Результаты исследования невероятно расстроили Басса. Но я считал, что это хорошая новость. Представлять, как убиваешь кого-то, а потом не делать этого – это способ привития морали. Так что мне выводы Басса казались глупыми. Но в его исследовании было кое-что еще, что я счел невероятным. Что-то, что – как написал мне научный ассистент Басса Джошуа Дантли – «мы не отметили отдельно». Та часть, в которой Басс спрашивал людей, что становится толчком к таким жестоким мыслям.
Был один мальчик, который мечтал похитить одноклассника, «сломать ему обе ноги, чтобы тот больше не смог бегать, избить до такой степени, что его внутренности превратятся в кровавое месиво, а потом привязать его к столу и капать на лоб кислотой». Что же такого сделал этот одноклассник? «Он “случайно” уронил свои книги мне на голову, и все его друзья повеселились». Был также офисный сотрудник, который воображал, как можно «подпортить тормоза в машине босса, чтобы те отказали у него прямо на шоссе». Почему? «Он создает видимость того, что я истинный неудачник. Он насмехается надо мной в присутствии других людей. Я чувствую себя униженным».
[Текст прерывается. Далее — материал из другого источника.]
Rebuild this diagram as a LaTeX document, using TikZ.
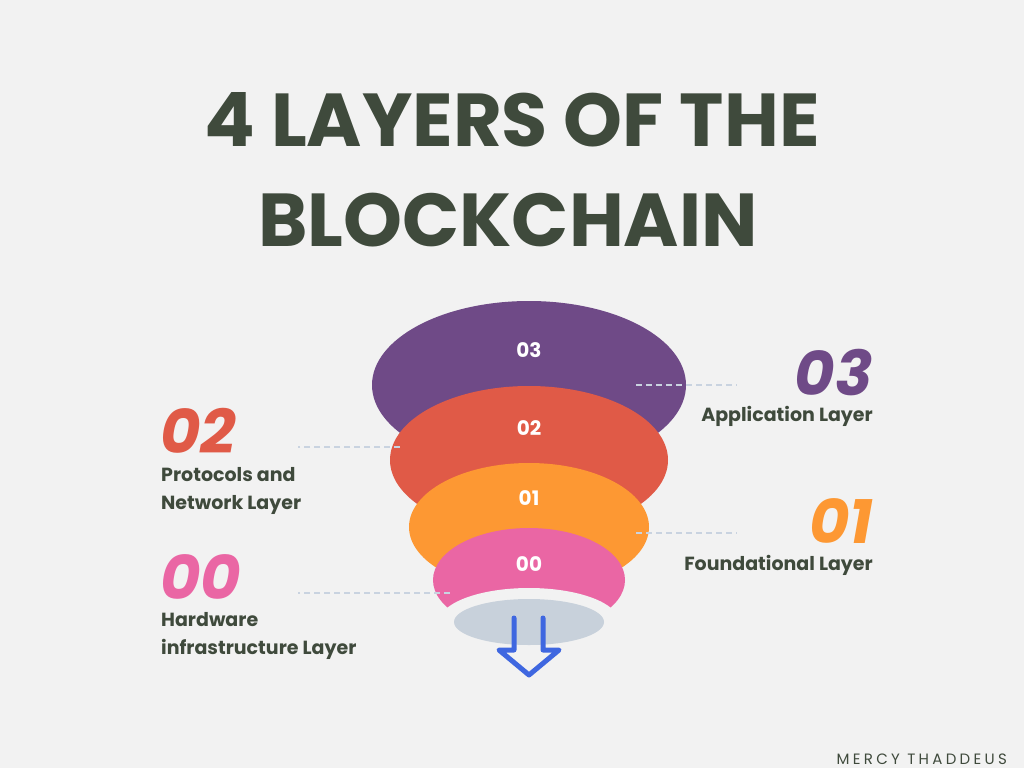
\documentclass[tikz,border=0pt]{standalone}
\usepackage{fontspec}
\setmainfont{Poppins}
\begin{document}
\begin{tikzpicture}[x=1pt,y=-1pt,
  title/.style={font=\fontsize{75}{80}\selectfont\bfseries, text=ttl},
  num/.style={font=\fontsize{62}{64}\selectfont\bfseries\itshape, inner sep=0pt},
  lab/.style={font=\fontsize{19}{28}\selectfont\bfseries, text=ttl, align=left, inner sep=0pt},
  inner/.style={font=\fontsize{20}{24}\selectfont\bfseries, text=white},
  dashline/.style={draw=dashc, line width=1.2pt, dash pattern=on 6pt off 4pt}]
\definecolor{bg}{HTML}{F2F2F2}
\definecolor{ttl}{HTML}{3F4A3C}
\definecolor{pur}{HTML}{6F4A87}
\definecolor{red}{HTML}{E05A47}
\definecolor{org}{HTML}{FD9833}
\definecolor{pnk}{HTML}{EA66A4}
\definecolor{gry}{HTML}{C8D1DB}
\definecolor{blu}{HTML}{3F67E0}
\definecolor{dashc}{HTML}{C9D3E0}
\fill[bg] (0,0) rectangle (1024,768);
\useasboundingbox (0,0) rectangle (1024,768);
\node[title] (t1) at (512,120) {4 LAYERS OF THE};
\node[title] (t2) at (508,220) {BLOCKCHAIN};
\fill[pur] (529,385) ellipse [x radius=157pt, y radius=84pt];
\fill[red] (529,460) ellipse [x radius=139pt, y radius=74pt];
\fill[org] (529,527) ellipse [x radius=120pt, y radius=64pt];
\fill[pnk] (529,580) ellipse [x radius=96pt, y radius=52pt];
\fill[bg] (529,622) ellipse [x radius=90pt, y radius=34pt];
\fill[gry] (529,622) ellipse [x radius=75pt, y radius=23pt];
\draw[blu, line width=5pt, line join=round, line cap=round]
  (514,618) -- (514,650) -- (499,650) -- (529,675) -- (559,650) -- (543,650) -- (543,618);
\node[inner] (n3) at (529,350) {03};
\node[inner] (n2) at (529,428) {02};
\node[inner] (n1) at (529,498) {01};
\node[inner] (n0) at (529,564) {00};
\coordinate (a3) at (636,385); \coordinate (b3) at (737,385);
\coordinate (a2) at (400,447); \coordinate (b2) at (298,447);
\coordinate (a1) at (636,533); \coordinate (b1) at (737,533);
\coordinate (a0) at (450,593); \coordinate (b0) at (298,593);
\draw[dashline] (a3) -- (b3); \draw[dashline] (a2) -- (b2);
\draw[dashline] (a1) -- (b1); \draw[dashline] (a0) -- (b0);
\node[num, text=pur, anchor=east] (l3) at (873,373) {03};
\node[lab, anchor=east] (d3) at (873,416) {Application Layer};
\node[num, text=red, anchor=west] (l2) at (160,431) {02};
\node[lab, anchor=north west] (d2) at (161,467) {Protocols and\\Network Layer};
\node[num, text=org, anchor=east] (l1) at (873,521) {01};
\node[lab, anchor=east] (d1) at (873,565) {Foundational Layer};
\node[num, text=pnk, anchor=west] (l0) at (160,577) {00};
\node[lab, anchor=north west] (d0) at (161,612) {Hardware\\infrastructure Layer};
\node[font=\fontsize{15}{16}\selectfont, text=ttl, anchor=east, inner sep=0pt] (sig) at (1007,759) {\addfontfeature{LetterSpace=22}MERCY THADDEUS};
\end{tikzpicture}
\end{document}
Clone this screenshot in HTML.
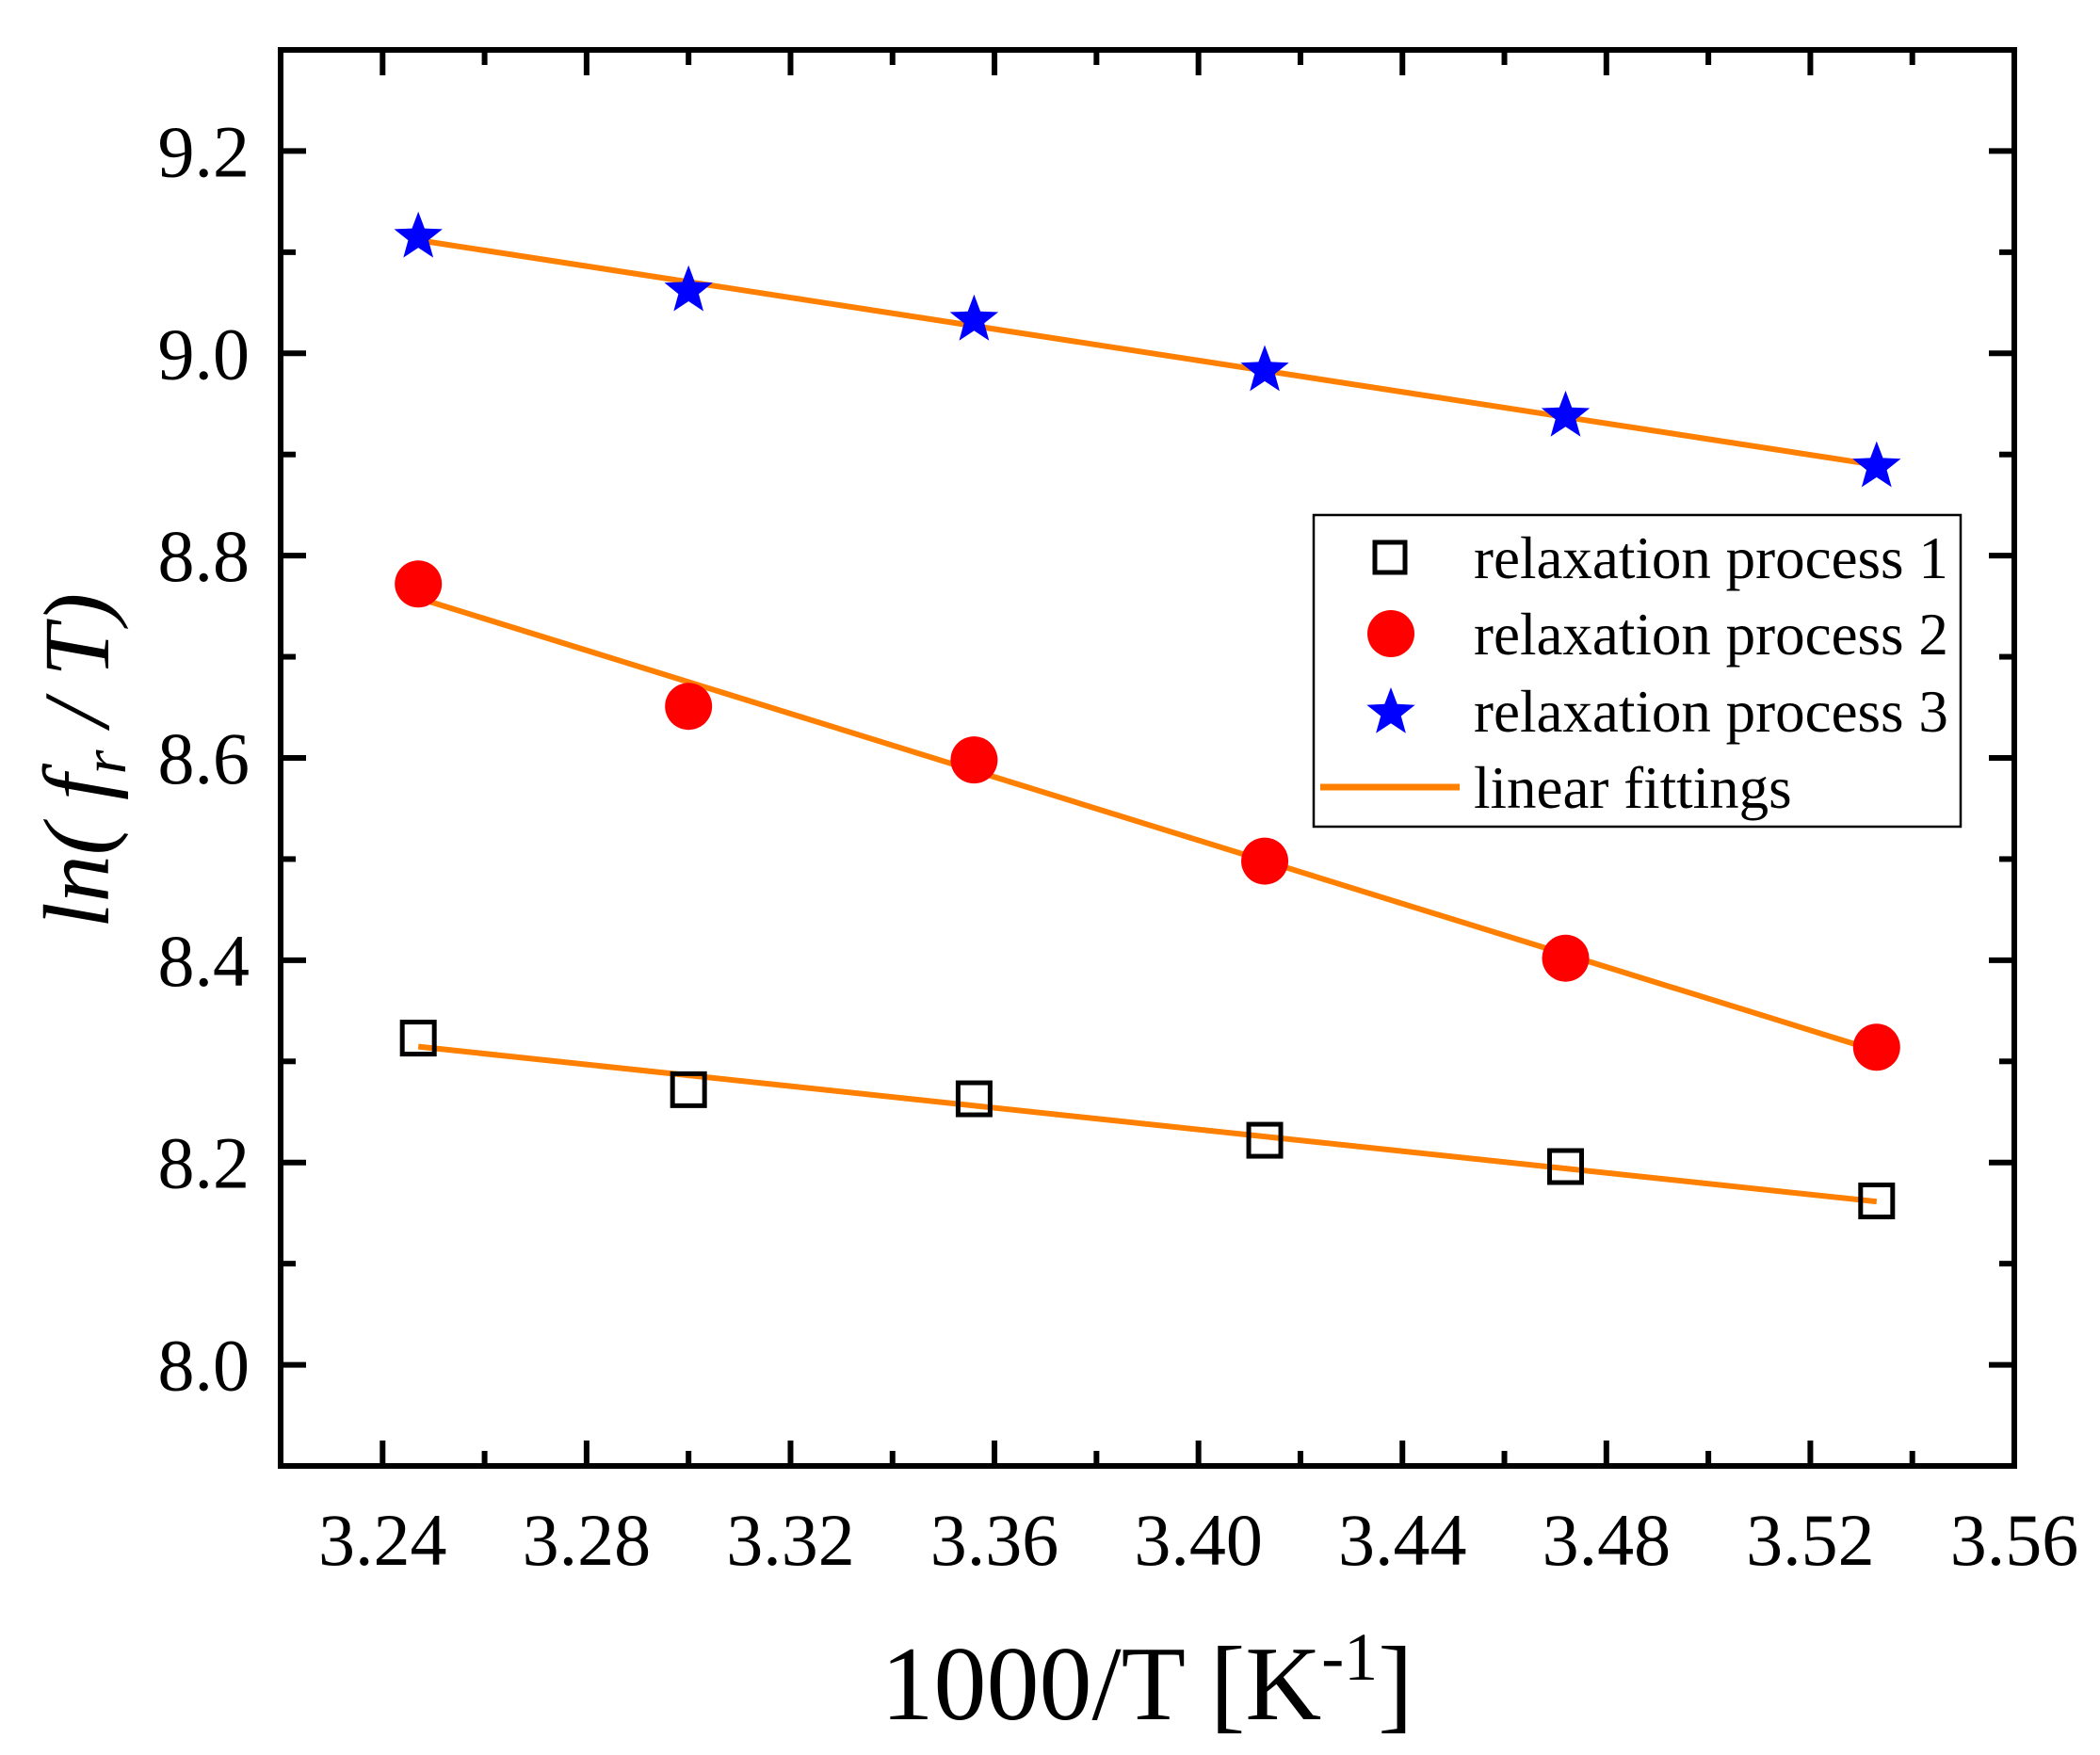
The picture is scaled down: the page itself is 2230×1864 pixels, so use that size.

И так далее. Практически ни одна из жестоких фантазий не имела отношения к реальной опасности – преследователям, бывшим партнерам и далее по списку. Все они касались ужаса, который несет с собой унижение. Брэд Блэнтон был прав. Спрятанный глубоко внутри стыд ведет к агонии. Ведет к Джоне Лереру. А если дать стыду волю, это приведет к свободе – или хотя бы смешной истории, которая тоже является своего рода свободой.
Так что именно там, в своем номере, я решил, что на второй день курса Брэда я решусь на это. Дам волю своему стыду. Стану Максом Мосли. Буду кристально честен.
На второй день Брэд во всеуслышание спросил, не хочу ли я занять место на Стуле Допроса, раз уж в первый день отмалчивался.
Я прочистил горло. Все ожидающе улыбались, словно я был гвоздем классного телешоу.
Я замешкался.
– Вообще-то нет, – сказал я.
Улыбки ожидания превратились в замешательство.
– По правде говоря, – объяснил я, – мне кажется, что мои проблемы не настолько серьезные, как у всех остальных в этой комнате. К тому же я не люблю конфликты.
Я разъяснил, что в моем неприятии конфликтов не было ничего странного: мне очень даже нравится смотреть на то, как ругаются два человека. Если я замечу, что на улице двое прохожих кричат друг на друга, я могу даже остановиться, соблюдая почтительную дистанцию, и понаблюдать за ними. Но участвовать в конфликтах самому – нет, это не мое.
– Так что я не хочу, чтобы люди решили, будто я противник Стула Допроса, – заключил я. – Пока что это мой любимый момент на курсе. Разглагольствования в промежутках мне кажутся довольно скучными, но вот Стул Допроса – это супер.
– То есть тебе хочется, чтобы Стул существовал, но оказаться на нем не хочется? – спросила подруга Брэда Тельма.
– Да, – ответил я.
– Я считаю, тебе нужно сейчас же сесть в него, вот прямо сейчас вставай и садись, – сказала Тельма.
– Нет-нет, – сказал я снова. – Честно, я чувствую себя куда комфортнее, наблюдая за тем, как на него садятся другие люди.
– ЧЕРТОВ ССЫКУН! – заорала Тельма. – Я считаю, что он ЧЕРТОВ ССЫКУН!